▸ **Work instructions**
Look below for the line with "Reproduce this chart with Chart.js." and the line with "sans-serif', weight: 'bold'"; repeat exactly those two lines and all lines between them, but no pictures.

Collection entries:
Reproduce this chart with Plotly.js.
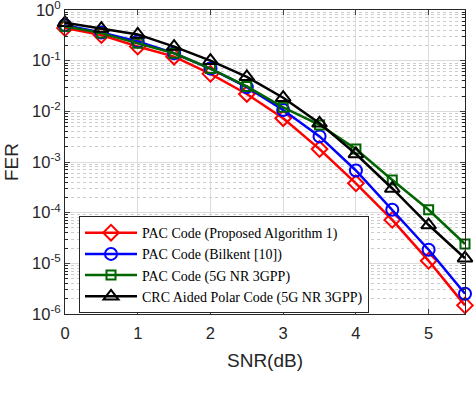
<!DOCTYPE html>
<html><head><meta charset="utf-8">
<script src="https://cdn.plot.ly/plotly-3.0.1.min.js"></script>
<style>body{margin:0;padding:0;background:#fff}#chart{width:474px;height:394px}</style>
</head><body><div id="chart"></div>
<script>
const snr = [0, 0.5, 1, 1.5, 2, 2.5, 3, 3.5, 4, 4.5, 5, 5.5];
const pacProposed = [0.44, 0.32, 0.19, 0.12, 0.055, 0.022, 0.0073, 0.0018, 3.8e-4, 7.2e-5, 1.12e-5, 1.48e-6];
const pacBilkent  = [0.50, 0.36, 0.24, 0.14, 0.070, 0.030, 0.0106, 0.0032, 6.8e-4, 1.14e-4, 1.85e-5, 2.5e-6];
const pac5G       = [0.48, 0.35, 0.22, 0.14, 0.070, 0.031, 0.012, 0.0054, 1.8e-3, 4.4e-4, 1.14e-4, 2.4e-5];
const crcPolar    = [0.56, 0.43, 0.33, 0.19, 0.10, 0.048, 0.0186, 0.0058, 1.44e-3, 3.0e-4, 5.7e-5, 1.26e-5];
const seriesNames = ['PAC Code (Proposed Algorithm 1)', 'PAC Code (Bilkent [10])', 'PAC Code (5G NR 3GPP)', 'CRC Aided Polar Code (5G NR 3GPP)'];
const yTickVals = [1e-6, 1e-5, 1e-4, 1e-3, 1e-2, 1e-1, 1];
const yTickText = ['10<sup>-6</sup>', '10<sup>-5</sup>', '10<sup>-4</sup>', '10<sup>-3</sup>', '10<sup>-2</sup>', '10<sup>-1</sup>', '10<sup>0</sup>'];

const colors = ['#ff0000', '#0000ff', '#006400', '#000000'];
const symbols = ['diamond-open', 'circle-open', 'square-open', 'triangle-up-open'];
const sizes = [12, 12, 9, 13];
const ys = [pacProposed, pacBilkent, pac5G, crcPolar];

const traces = ys.map((y, i) => ({
  x: snr, y: y, name: seriesNames[i], type: 'scatter', mode: 'lines+markers',
  line: {color: colors[i], width: 2.5},
  marker: {symbol: symbols[i], size: sizes[i], color: colors[i], line: {color: colors[i], width: 2}},
  cliponaxis: false
}));

const minorVals = [];
for (let e = -6; e < 0; e++) for (let m = 2; m <= 9; m++) minorVals.push(m * Math.pow(10, e));

const layout = {
  width: 474, height: 394,
  margin: {l: 65, r: 9, t: 10, b: 80},
  paper_bgcolor: '#fff', plot_bgcolor: '#fff',
  font: {family: 'Liberation Sans, Arial, sans-serif', color: '#262626', size: 14},
  showlegend: true,
  legend: {
    x: 0.035, y: 0.322, xanchor: 'left', yanchor: 'top',
    bgcolor: '#fff', bordercolor: '#262626', borderwidth: 1,
    font: {family: 'Liberation Serif, Times New Roman, serif', size: 14, color: '#000'},
    tracegroupgap: 0, itemwidth: 52
  },
  xaxis: {
    range: [0, 5.5], tickvals: [0, 1, 2, 3, 4, 5], ticks: 'inside', ticklen: 5,
    showline: true, linecolor: '#262626', linewidth: 1, mirror: 'ticks',
    showgrid: true, gridcolor: '#dcdcdc', gridwidth: 1, zeroline: false,
    tickfont: {size: 16.5}, ticklabelstandoff: 4, ticklabeloverflow: 'allow',
    title: {text: 'SNR(dB)', font: {size: 19}, standoff: 12}
  },
  yaxis: {
    type: 'log', range: [-6.0005, 0.0005], tickvals: yTickVals, ticktext: yTickText,
    ticks: 'inside', ticklen: 5, ticklabeloverflow: 'allow',
    showline: true, linecolor: '#262626', linewidth: 1, mirror: 'ticks',
    showgrid: true, gridcolor: '#dcdcdc', gridwidth: 1, zeroline: false,
    tickfont: {size: 16.5},
    minor: {tickvals: minorVals, ticks: 'inside', ticklen: 3, tickcolor: '#262626', showgrid: true, gridcolor: '#cccccc', griddash: 'dot', gridwidth: 1},
    title: {text: 'FER', font: {size: 19}, standoff: 8}
  }
};

Plotly.newPlot('chart', traces, layout, {displayModeBar: false, staticPlot: true});
</script>
</body></html>
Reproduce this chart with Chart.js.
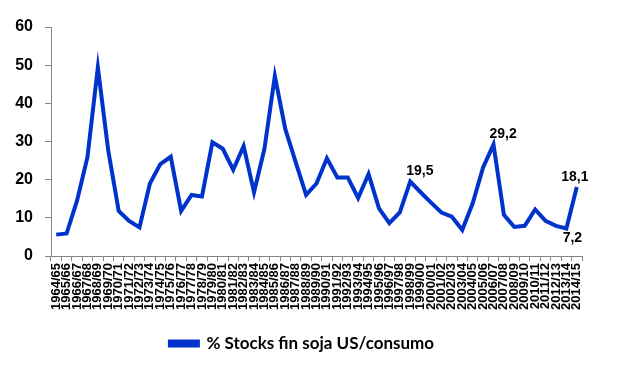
<!DOCTYPE html>
<html>
<head>
<meta charset="utf-8">
<script src="https://cdn.jsdelivr.net/npm/chart.js@4.4.1/dist/chart.umd.min.js"></script>
<style>
  html, body { margin: 0; padding: 0; background: #fff; }
  #wrap { width: 619px; height: 366px; }
</style>
</head>
<body>
<div id="wrap"><canvas id="c" width="619" height="366"></canvas></div>
<script>
// --- Data ---
const seasons = [
  '1964/65','1965/66','1966/67','1967/68','1968/69','1969/70','1970/71','1971/72','1972/73','1973/74',
  '1974/75','1975/76','1976/77','1977/78','1978/79','1979/80','1980/81','1981/82','1982/83','1983/84',
  '1984/85','1985/86','1986/87','1987/88','1988/89','1989/90','1990/91','1991/92','1992/93','1993/94',
  '1994/95','1995/96','1996/97','1997/98','1998/99','1999/00','2000/01','2001/02','2002/03','2003/04',
  '2004/05','2005/06','2006/07','2007/08','2008/09','2009/10','2010/11','2011/12','2012/13','2013/14',
  '2014/15'
];
const stocksPct = [
  5.6, 5.9, 14.5, 25.9, 49.4, 27.6, 11.8, 9.2, 7.5, 19.0,
  24.1, 26.0, 11.8, 16.0, 15.6, 29.8, 28.1, 22.6, 28.8, 16.7,
  28.1, 47.2, 33.3, 24.6, 16.0, 19.0, 25.6, 20.6, 20.6, 15.2,
  21.5, 12.5, 8.6, 11.4, 19.5, 16.7, 14.0, 11.4, 10.3, 6.8,
  13.8, 23.2, 29.2, 10.8, 7.6, 7.9, 12.2, 9.2, 7.9, 7.2,
  18.1
];
const yTicks = [0, 10, 20, 30, 40, 50, 60];
const labelledIdx = [34, 42, 49, 50];
const labelledSide = ['above', 'above', 'below', 'above'];

const blue = '#0033CC';
const tickFont = { family: '"Liberation Sans", Arial, sans-serif', weight: 'bold' };

// --- Value labels ---
const valueLabels = {
  id: 'valueLabels',
  afterLayout(chart) {
    // legend sits a bit right of centre in the original
    chart.legend.left += 11; chart.legend.right += 11;
  },
  afterDatasetsDraw(chart) {
    const ctx = chart.ctx;
    const pts = chart.getDatasetMeta(0).data;
    ctx.save();
    ctx.font = 'bold 14px "Liberation Sans", Arial, sans-serif';
    ctx.fillStyle = '#000';
    labelledIdx.forEach((i, k) => {
      const p = pts[i];
      const txt = stocksPct[i].toFixed(1).replace('.', ',');
      const last = i === seasons.length - 1;
      if (labelledSide[k] === 'below') {
        ctx.textAlign = 'center'; ctx.textBaseline = 'top';
        ctx.fillText(txt, p.x + 6, p.y + 3);
      } else {
        ctx.textAlign = last ? 'center' : 'left'; ctx.textBaseline = 'bottom';
        ctx.fillText(txt, last ? p.x - 2 : p.x - 4, p.y - 3);
      }
    });
    ctx.restore();
  }
};

// --- Chart ---
new Chart(document.getElementById('c'), {
  type: 'line',
  data: {
    labels: seasons,
    datasets: [{
      label: '% Stocks fin soja US/consumo',
      data: stocksPct,
      borderColor: blue,
      backgroundColor: blue,
      borderWidth: 4,
      pointRadius: 0,
      tension: 0,
      fill: false
    }]
  },
  options: {
    responsive: false,
    animation: false,
    layout: { padding: { top: 27, right: 37, left: 0, bottom: 4 } },
    plugins: {
      legend: {
        position: 'bottom',
        labels: {
          boxWidth: 28, boxHeight: 4, padding: 10, color: '#000',
          font: { family: 'Lato, "Open Sans", sans-serif', size: 17, weight: 'bold' }
        }
      },
      tooltip: { enabled: false }
    },
    scales: {
      x: {
        offset: true,
        grid: { display: true, drawOnChartArea: false, offset: true, tickLength: 5, color: '#868686' },
        border: { color: '#868686' },
        ticks: { autoSkip: false, minRotation: 90, maxRotation: 90, padding: 2, color: '#000', font: { ...tickFont, size: 13 } },
        afterFit(s) { s.height = 69; }
      },
      y: {
        min: 0, max: 60,
        afterBuildTicks(s) { s.ticks = yTicks.map(v => ({ value: v })); },
        grid: { display: true, drawOnChartArea: false, tickLength: 6, color: '#868686' },
        border: { color: '#868686' },
        ticks: { padding: 12, color: '#000', font: { ...tickFont, size: 16 } },
        afterFit(s) { s.width = 51; }
      }
    }
  },
  plugins: [valueLabels]
});
</script>
</body>
</html>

▸ **Right answer**
Reproduce this chart with Chart.js.
<!DOCTYPE html>
<html>
<head>
<meta charset="utf-8">
<script src="https://cdn.jsdelivr.net/npm/chart.js@4.4.1/dist/chart.umd.min.js"></script>
<style>
  html, body { margin: 0; padding: 0; background: #fff; }
  #wrap { width: 619px; height: 366px; }
</style>
</head>
<body>
<div id="wrap"><canvas id="c" width="619" height="366"></canvas></div>
<script>
// --- Data ---
const seasons = [
  '1964/65','1965/66','1966/67','1967/68','1968/69','1969/70','1970/71','1971/72','1972/73','1973/74',
  '1974/75','1975/76','1976/77','1977/78','1978/79','1979/80','1980/81','1981/82','1982/83','1983/84',
  '1984/85','1985/86','1986/87','1987/88','1988/89','1989/90','1990/91','1991/92','1992/93','1993/94',
  '1994/95','1995/96','1996/97','1997/98','1998/99','1999/00','2000/01','2001/02','2002/03','2003/04',
  '2004/05','2005/06','2006/07','2007/08','2008/09','2009/10','2010/11','2011/12','2012/13','2013/14',
  '2014/15'
];
const stocksPct = [
  5.6, 5.9, 14.5, 25.9, 49.4, 27.6, 11.8, 9.2, 7.5, 19.0,
  24.1, 26.0, 11.8, 16.0, 15.6, 29.8, 28.1, 22.6, 28.8, 16.7,
  28.1, 47.2, 33.3, 24.6, 16.0, 19.0, 25.6, 20.6, 20.6, 15.2,
  21.5, 12.5, 8.6, 11.4, 19.5, 16.7, 14.0, 11.4, 10.3, 6.8,
  13.8, 23.2, 29.2, 10.8, 7.6, 7.9, 12.2, 9.2, 7.9, 7.2,
  18.1
];
const yTicks = [0, 10, 20, 30, 40, 50, 60];
const labelledIdx = [34, 42, 49, 50];
const labelledSide = ['above', 'above', 'below', 'above'];

const blue = '#0033CC';
const tickFont = { family: '"Liberation Sans", Arial, sans-serif', weight: 'bold' };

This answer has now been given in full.